Exclude images, then output the remaining data verbatim.
— Start Task inputs —
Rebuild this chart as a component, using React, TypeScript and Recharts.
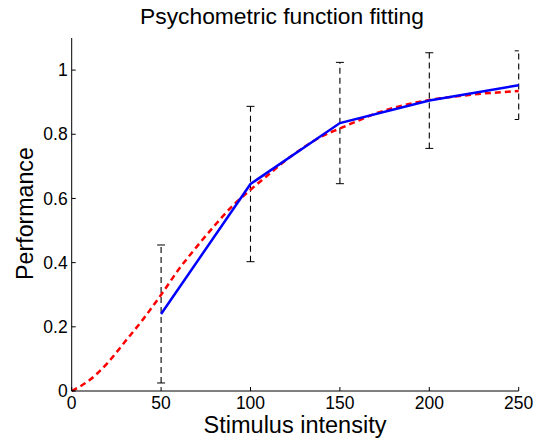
import React from 'react';
import { ComposedChart, Line, XAxis, YAxis, ErrorBar, Scatter } from 'recharts';

const fitX = [0, 10, 20, 30, 40, 50, 60, 70, 80, 90, 100, 110, 120, 130, 140, 150, 160, 170, 180, 190, 200, 210, 220, 230, 240, 250];
const fitY = [0, 0.034, 0.087, 0.155, 0.224, 0.3, 0.38, 0.45, 0.516, 0.577, 0.627, 0.674, 0.72, 0.76, 0.794, 0.818, 0.842, 0.865, 0.882, 0.896, 0.907, 0.915, 0.921, 0.927, 0.931, 0.935];
const stimX = [50, 100, 150, 200, 250];
const meanY = [0.24, 0.645, 0.835, 0.905, 0.953];
const errY = [0.215, 0.242, 0.189, 0.149, 0.107];
const xTicks = [0, 50, 100, 150, 200, 250];
const yTicks = [0, 0.2, 0.4, 0.6, 0.8, 1];
const xDomain = [0, 250];
const yDomain = [0, 1.1];

const fitRows = fitX.map((x, i) => ({ x, y: fitY[i] }));
const meanRows = stimX.map((x, i) => ({ x, y: meanY[i], err: errY[i] }));
const capRows = stimX.flatMap((x, i) => [
  { x, y: meanY[i] + errY[i] },
  { x, y: meanY[i] - errY[i] },
]);

const FONT = 'Liberation Sans, Arial, Helvetica, sans-serif';

const Cap = (p: any) => {
  const atRight = p.payload && p.payload.x >= xDomain[1];
  const atLeft = p.payload && p.payload.x <= xDomain[0];
  const x1 = atLeft ? p.cx : p.cx - 4;
  const x2 = atRight ? p.cx : p.cx + 4;
  return <line x1={x1} x2={x2} y1={p.cy} y2={p.cy} stroke="#000" strokeWidth={1} />;
};

export default function App() {
  return (
    <div style={{ position: 'absolute', left: 0, top: 0, width: 548, height: 441, background: '#fff' }}>
      <ComposedChart
        width={548}
        height={441}
        margin={{ top: 38, right: 29.3, bottom: 10, left: 11.7 }}
      >
        <XAxis
          dataKey="x"
          type="number"
          domain={xDomain}
          ticks={xTicks}
          interval={0}
          height={40}
          tickSize={-4}
          tickMargin={10}
          axisLine={{ stroke: '#000', strokeWidth: 1 }}
          tickLine={{ stroke: '#000', strokeWidth: 1 }}
          tick={{ fill: '#000', fontSize: 17.5, fontFamily: FONT }}
        />
        <YAxis
          dataKey="y"
          type="number"
          domain={yDomain}
          ticks={yTicks}
          interval={0}
          width={60}
          tickSize={-4}
          tickMargin={8}
          axisLine={{ stroke: '#000', strokeWidth: 1 }}
          tickLine={{ stroke: '#000', strokeWidth: 1 }}
          tick={{ fill: '#000', fontSize: 17.5, fontFamily: FONT }}
        />
        <Line
          data={meanRows}
          dataKey="y"
          stroke="none"
          dot={false}
          activeDot={false}
          isAnimationActive={false}
          legendType="none"
        >
          <ErrorBar dataKey="err" width={0} stroke="#000" strokeWidth={1.1} strokeDasharray="6 4" direction="y" isAnimationActive={false} />
        </Line>
        <Scatter data={capRows} dataKey="y" shape={Cap} isAnimationActive={false} legendType="none" />
        <Line
          data={fitRows}
          dataKey="y"
          type="monotone"
          stroke="#ff0000"
          strokeWidth={2.5}
          strokeDasharray="6 4"
          dot={false}
          activeDot={false}
          isAnimationActive={false}
        />
        <Line
          data={meanRows}
          dataKey="y"
          type="linear"
          stroke="#0000ff"
          strokeWidth={2.5}
          dot={false}
          activeDot={false}
          isAnimationActive={false}
        />
        <text x={282} y={23.5} textAnchor="middle" fontSize={22.8} fontFamily={FONT} fill="#000">
          Psychometric function fitting
        </text>
        <text x={295} y={433} textAnchor="middle" fontSize={23.5} fontFamily={FONT} fill="#000">
          Stimulus intensity
        </text>
        <text x={33} y={213.5} transform="rotate(-90, 33, 213.5)" textAnchor="middle" fontSize={23.2} fontFamily={FONT} fill="#000">
          Performance
        </text>
      </ComposedChart>
    </div>
  );
}
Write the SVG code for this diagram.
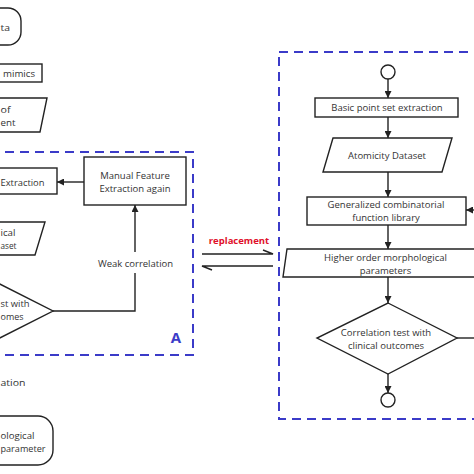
— End Task inputs —
■ Reply to the exercise
Rebuild this chart as a component, using React, TypeScript and Recharts.
import React from 'react';
import { ComposedChart, Line, XAxis, YAxis, ErrorBar, Scatter } from 'recharts';

const fitX = [0, 10, 20, 30, 40, 50, 60, 70, 80, 90, 100, 110, 120, 130, 140, 150, 160, 170, 180, 190, 200, 210, 220, 230, 240, 250];
const fitY = [0, 0.034, 0.087, 0.155, 0.224, 0.3, 0.38, 0.45, 0.516, 0.577, 0.627, 0.674, 0.72, 0.76, 0.794, 0.818, 0.842, 0.865, 0.882, 0.896, 0.907, 0.915, 0.921, 0.927, 0.931, 0.935];
const stimX = [50, 100, 150, 200, 250];
const meanY = [0.24, 0.645, 0.835, 0.905, 0.953];
const errY = [0.215, 0.242, 0.189, 0.149, 0.107];
const xTicks = [0, 50, 100, 150, 200, 250];
const yTicks = [0, 0.2, 0.4, 0.6, 0.8, 1];
const xDomain = [0, 250];
const yDomain = [0, 1.1];

const fitRows = fitX.map((x, i) => ({ x, y: fitY[i] }));
const meanRows = stimX.map((x, i) => ({ x, y: meanY[i], err: errY[i] }));
const capRows = stimX.flatMap((x, i) => [
  { x, y: meanY[i] + errY[i] },
  { x, y: meanY[i] - errY[i] },
]);

const FONT = 'Liberation Sans, Arial, Helvetica, sans-serif';

const Cap = (p: any) => {
  const atRight = p.payload && p.payload.x >= xDomain[1];
  const atLeft = p.payload && p.payload.x <= xDomain[0];
  const x1 = atLeft ? p.cx : p.cx - 4;
  const x2 = atRight ? p.cx : p.cx + 4;
  return <line x1={x1} x2={x2} y1={p.cy} y2={p.cy} stroke="#000" strokeWidth={1} />;
};

export default function App() {
  return (
    <div style={{ position: 'absolute', left: 0, top: 0, width: 548, height: 441, background: '#fff' }}>
      <ComposedChart
        width={548}
        height={441}
        margin={{ top: 38, right: 29.3, bottom: 10, left: 11.7 }}
      >
        <XAxis
          dataKey="x"
          type="number"
          domain={xDomain}
          ticks={xTicks}
          interval={0}
          height={40}
          tickSize={-4}
          tickMargin={10}
          axisLine={{ stroke: '#000', strokeWidth: 1 }}
          tickLine={{ stroke: '#000', strokeWidth: 1 }}
          tick={{ fill: '#000', fontSize: 17.5, fontFamily: FONT }}
        />
        <YAxis
          dataKey="y"
          type="number"
          domain={yDomain}
          ticks={yTicks}
          interval={0}
          width={60}
          tickSize={-4}
          tickMargin={8}
          axisLine={{ stroke: '#000', strokeWidth: 1 }}
          tickLine={{ stroke: '#000', strokeWidth: 1 }}
          tick={{ fill: '#000', fontSize: 17.5, fontFamily: FONT }}
        />
        <Line
          data={meanRows}
          dataKey="y"
          stroke="none"
          dot={false}
          activeDot={false}
          isAnimationActive={false}
          legendType="none"
        >
          <ErrorBar dataKey="err" width={0} stroke="#000" strokeWidth={1.1} strokeDasharray="6 4" direction="y" isAnimationActive={false} />
        </Line>
        <Scatter data={capRows} dataKey="y" shape={Cap} isAnimationActive={false} legendType="none" />
        <Line
          data={fitRows}
          dataKey="y"
          type="monotone"
          stroke="#ff0000"
          strokeWidth={2.5}
          strokeDasharray="6 4"
          dot={false}
          activeDot={false}
          isAnimationActive={false}
        />
        <Line
          data={meanRows}
          dataKey="y"
          type="linear"
          stroke="#0000ff"
          strokeWidth={2.5}
          dot={false}
          activeDot={false}
          isAnimationActive={false}
        />
        <text x={282} y={23.5} textAnchor="middle" fontSize={22.8} fontFamily={FONT} fill="#000">
          Psychometric function fitting
        </text>
        <text x={295} y={433} textAnchor="middle" fontSize={23.5} fontFamily={FONT} fill="#000">
          Stimulus intensity
        </text>
        <text x={33} y={213.5} transform="rotate(-90, 33, 213.5)" textAnchor="middle" fontSize={23.2} fontFamily={FONT} fill="#000">
          Performance
        </text>
      </ComposedChart>
    </div>
  );
}
Write the SVG code for this diagram.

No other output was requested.